(Source code of charts)

┏━━

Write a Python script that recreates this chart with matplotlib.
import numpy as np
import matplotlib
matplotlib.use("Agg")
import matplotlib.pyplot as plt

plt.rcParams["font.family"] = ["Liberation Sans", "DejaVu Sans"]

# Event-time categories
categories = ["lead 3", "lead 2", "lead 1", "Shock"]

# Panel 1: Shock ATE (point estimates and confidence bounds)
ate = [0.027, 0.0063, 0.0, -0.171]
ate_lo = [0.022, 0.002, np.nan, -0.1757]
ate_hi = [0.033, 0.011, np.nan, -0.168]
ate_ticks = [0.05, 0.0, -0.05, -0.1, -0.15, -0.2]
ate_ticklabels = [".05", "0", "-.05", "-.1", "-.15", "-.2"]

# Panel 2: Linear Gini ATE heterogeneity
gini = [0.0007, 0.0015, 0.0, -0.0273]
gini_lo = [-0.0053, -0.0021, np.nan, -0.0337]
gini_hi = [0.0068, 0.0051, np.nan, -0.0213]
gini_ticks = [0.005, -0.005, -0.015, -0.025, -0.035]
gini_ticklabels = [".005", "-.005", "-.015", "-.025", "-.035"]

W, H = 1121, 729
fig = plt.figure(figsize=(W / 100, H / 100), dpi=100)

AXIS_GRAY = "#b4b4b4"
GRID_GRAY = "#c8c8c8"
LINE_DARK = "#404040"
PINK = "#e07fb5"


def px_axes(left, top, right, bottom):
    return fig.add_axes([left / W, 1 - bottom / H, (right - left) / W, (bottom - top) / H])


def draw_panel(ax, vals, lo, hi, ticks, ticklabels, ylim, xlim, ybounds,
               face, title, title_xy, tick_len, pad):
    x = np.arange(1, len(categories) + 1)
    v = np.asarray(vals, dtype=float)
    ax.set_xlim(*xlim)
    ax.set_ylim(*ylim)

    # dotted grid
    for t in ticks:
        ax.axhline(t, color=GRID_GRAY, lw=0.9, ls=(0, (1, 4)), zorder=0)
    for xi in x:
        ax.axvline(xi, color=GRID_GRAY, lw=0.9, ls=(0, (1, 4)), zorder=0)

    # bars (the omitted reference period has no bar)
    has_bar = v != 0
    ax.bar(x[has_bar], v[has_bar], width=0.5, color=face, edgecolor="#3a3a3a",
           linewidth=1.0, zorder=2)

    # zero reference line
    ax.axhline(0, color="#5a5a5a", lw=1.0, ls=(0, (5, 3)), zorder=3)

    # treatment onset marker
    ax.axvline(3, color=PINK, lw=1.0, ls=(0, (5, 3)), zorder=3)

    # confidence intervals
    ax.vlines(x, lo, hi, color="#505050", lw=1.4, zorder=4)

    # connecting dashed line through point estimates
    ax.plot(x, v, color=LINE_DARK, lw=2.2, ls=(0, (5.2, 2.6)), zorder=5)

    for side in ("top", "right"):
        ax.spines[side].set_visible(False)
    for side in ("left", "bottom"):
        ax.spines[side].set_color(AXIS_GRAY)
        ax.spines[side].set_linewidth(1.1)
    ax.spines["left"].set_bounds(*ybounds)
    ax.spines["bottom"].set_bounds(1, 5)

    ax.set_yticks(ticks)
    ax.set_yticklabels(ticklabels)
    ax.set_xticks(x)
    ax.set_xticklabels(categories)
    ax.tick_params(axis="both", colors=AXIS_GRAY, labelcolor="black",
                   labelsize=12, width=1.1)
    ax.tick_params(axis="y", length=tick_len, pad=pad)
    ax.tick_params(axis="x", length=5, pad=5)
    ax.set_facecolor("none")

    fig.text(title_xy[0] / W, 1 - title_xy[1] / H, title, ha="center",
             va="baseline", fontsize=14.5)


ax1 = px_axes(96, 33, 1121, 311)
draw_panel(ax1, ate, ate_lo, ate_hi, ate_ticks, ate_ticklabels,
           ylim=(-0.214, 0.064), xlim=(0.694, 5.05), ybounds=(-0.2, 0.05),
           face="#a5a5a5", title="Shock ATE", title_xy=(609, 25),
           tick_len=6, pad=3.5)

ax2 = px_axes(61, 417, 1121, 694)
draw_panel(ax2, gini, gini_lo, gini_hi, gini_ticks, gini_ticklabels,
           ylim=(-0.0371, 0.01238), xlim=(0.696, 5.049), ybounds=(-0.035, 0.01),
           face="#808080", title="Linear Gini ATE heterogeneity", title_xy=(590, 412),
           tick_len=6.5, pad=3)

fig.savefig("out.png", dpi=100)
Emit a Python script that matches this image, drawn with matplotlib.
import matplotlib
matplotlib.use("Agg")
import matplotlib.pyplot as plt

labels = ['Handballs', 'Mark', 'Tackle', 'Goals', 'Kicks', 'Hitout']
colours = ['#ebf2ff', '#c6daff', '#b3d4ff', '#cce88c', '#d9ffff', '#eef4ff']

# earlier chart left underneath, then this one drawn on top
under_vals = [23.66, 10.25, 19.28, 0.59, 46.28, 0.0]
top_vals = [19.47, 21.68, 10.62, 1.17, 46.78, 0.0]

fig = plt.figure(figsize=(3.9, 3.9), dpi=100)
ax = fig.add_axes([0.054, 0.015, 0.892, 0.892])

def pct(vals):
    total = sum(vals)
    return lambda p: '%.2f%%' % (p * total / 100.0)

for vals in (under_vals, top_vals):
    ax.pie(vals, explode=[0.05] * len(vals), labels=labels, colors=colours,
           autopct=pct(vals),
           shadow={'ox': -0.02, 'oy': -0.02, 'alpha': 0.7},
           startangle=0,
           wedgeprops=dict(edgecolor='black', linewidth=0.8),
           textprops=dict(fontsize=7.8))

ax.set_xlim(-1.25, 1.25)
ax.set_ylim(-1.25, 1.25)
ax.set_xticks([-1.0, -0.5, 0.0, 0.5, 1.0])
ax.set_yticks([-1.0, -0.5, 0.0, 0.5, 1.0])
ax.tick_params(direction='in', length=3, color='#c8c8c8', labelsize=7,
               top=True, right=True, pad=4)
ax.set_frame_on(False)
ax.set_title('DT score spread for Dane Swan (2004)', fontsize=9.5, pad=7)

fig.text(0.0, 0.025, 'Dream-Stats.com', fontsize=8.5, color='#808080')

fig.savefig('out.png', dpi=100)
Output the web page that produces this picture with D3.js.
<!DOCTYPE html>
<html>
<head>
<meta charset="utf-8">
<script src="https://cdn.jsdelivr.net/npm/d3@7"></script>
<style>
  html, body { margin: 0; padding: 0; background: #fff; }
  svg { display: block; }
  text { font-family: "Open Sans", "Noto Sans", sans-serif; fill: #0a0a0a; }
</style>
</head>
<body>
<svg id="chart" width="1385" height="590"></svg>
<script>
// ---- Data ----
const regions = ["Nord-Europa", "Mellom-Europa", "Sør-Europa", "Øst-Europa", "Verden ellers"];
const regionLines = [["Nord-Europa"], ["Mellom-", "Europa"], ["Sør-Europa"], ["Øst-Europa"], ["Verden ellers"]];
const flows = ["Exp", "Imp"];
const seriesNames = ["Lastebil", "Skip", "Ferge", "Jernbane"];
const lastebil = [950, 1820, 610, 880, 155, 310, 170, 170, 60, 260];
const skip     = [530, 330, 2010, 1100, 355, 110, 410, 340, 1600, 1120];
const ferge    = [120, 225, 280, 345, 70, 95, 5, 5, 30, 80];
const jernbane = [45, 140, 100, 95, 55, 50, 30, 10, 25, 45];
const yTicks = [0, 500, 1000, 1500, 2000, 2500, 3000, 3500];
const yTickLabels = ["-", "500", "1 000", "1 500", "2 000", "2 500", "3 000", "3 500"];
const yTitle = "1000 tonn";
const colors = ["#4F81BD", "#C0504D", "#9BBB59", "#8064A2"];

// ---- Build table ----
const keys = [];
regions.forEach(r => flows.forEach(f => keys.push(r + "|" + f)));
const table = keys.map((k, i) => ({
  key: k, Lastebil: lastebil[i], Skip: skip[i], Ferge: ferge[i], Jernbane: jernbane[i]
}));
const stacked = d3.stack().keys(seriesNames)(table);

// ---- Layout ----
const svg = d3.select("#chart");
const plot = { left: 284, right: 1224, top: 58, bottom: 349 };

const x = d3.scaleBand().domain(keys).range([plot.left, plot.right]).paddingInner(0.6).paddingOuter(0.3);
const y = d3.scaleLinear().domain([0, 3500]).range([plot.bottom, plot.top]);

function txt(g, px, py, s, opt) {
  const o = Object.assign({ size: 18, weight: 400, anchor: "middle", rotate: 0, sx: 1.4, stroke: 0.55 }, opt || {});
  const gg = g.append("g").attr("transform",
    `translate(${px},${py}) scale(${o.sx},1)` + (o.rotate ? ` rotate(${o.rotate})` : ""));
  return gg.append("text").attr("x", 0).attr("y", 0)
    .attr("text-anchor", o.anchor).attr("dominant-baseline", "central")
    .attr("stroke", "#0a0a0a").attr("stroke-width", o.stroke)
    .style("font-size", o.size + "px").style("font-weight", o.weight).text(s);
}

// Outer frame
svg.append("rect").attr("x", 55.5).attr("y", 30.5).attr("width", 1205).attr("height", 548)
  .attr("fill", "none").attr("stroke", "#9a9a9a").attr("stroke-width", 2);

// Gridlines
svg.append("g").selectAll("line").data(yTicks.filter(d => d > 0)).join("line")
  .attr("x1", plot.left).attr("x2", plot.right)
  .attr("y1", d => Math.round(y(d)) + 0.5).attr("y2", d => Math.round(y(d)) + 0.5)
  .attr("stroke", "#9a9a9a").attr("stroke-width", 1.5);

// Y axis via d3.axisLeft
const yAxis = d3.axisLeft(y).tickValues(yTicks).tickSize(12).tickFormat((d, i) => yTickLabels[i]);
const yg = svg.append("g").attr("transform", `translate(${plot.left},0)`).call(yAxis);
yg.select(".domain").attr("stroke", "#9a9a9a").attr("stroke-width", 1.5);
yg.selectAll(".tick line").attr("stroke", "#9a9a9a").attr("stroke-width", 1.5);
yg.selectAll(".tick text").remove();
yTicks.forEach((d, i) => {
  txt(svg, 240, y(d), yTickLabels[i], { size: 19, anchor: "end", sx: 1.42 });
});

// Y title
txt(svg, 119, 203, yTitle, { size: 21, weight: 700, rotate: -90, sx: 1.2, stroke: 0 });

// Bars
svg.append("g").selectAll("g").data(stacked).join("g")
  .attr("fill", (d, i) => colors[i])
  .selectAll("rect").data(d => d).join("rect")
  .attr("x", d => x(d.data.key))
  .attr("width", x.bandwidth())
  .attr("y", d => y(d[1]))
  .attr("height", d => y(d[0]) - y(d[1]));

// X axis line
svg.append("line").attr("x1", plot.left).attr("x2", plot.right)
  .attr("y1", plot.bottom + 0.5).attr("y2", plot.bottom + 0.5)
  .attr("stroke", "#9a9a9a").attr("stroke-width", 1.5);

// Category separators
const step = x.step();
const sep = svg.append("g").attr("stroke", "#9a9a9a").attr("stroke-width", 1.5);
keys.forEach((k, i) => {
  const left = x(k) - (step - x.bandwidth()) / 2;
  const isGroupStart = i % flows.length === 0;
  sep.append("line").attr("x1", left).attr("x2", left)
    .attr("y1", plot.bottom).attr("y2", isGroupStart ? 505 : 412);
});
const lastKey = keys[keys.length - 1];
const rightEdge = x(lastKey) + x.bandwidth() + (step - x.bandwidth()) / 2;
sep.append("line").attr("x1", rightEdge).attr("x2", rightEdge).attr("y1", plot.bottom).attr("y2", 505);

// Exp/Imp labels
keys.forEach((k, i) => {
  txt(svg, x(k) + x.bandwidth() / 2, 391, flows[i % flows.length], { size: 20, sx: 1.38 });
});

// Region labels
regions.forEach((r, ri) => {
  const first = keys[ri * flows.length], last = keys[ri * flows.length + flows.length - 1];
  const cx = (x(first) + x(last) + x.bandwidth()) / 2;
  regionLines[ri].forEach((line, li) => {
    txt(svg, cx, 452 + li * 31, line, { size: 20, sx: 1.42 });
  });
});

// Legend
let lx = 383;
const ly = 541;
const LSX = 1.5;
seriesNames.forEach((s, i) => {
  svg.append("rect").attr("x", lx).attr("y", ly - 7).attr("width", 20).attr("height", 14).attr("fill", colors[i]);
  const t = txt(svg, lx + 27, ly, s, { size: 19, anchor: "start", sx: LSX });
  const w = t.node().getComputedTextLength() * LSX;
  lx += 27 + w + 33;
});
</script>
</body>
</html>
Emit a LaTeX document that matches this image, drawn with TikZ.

┗━━

• [DIRECTIONS FOR THIS TASK]:
Print, unaltered, every line from the beginning of the material down to the line with "return fig.add_axes([left /".

• [THE SOLUTION]:
Write a Python script that recreates this chart with matplotlib.
import numpy as np
import matplotlib
matplotlib.use("Agg")
import matplotlib.pyplot as plt

plt.rcParams["font.family"] = ["Liberation Sans", "DejaVu Sans"]

# Event-time categories
categories = ["lead 3", "lead 2", "lead 1", "Shock"]

# Panel 1: Shock ATE (point estimates and confidence bounds)
ate = [0.027, 0.0063, 0.0, -0.171]
ate_lo = [0.022, 0.002, np.nan, -0.1757]
ate_hi = [0.033, 0.011, np.nan, -0.168]
ate_ticks = [0.05, 0.0, -0.05, -0.1, -0.15, -0.2]
ate_ticklabels = [".05", "0", "-.05", "-.1", "-.15", "-.2"]

# Panel 2: Linear Gini ATE heterogeneity
gini = [0.0007, 0.0015, 0.0, -0.0273]
gini_lo = [-0.0053, -0.0021, np.nan, -0.0337]
gini_hi = [0.0068, 0.0051, np.nan, -0.0213]
gini_ticks = [0.005, -0.005, -0.015, -0.025, -0.035]
gini_ticklabels = [".005", "-.005", "-.015", "-.025", "-.035"]

W, H = 1121, 729
fig = plt.figure(figsize=(W / 100, H / 100), dpi=100)

AXIS_GRAY = "#b4b4b4"
GRID_GRAY = "#c8c8c8"
LINE_DARK = "#404040"
PINK = "#e07fb5"


def px_axes(left, top, right, bottom):
    return fig.add_axes([left / W, 1 - bottom / H, (right - left) / W, (bottom - top) / H])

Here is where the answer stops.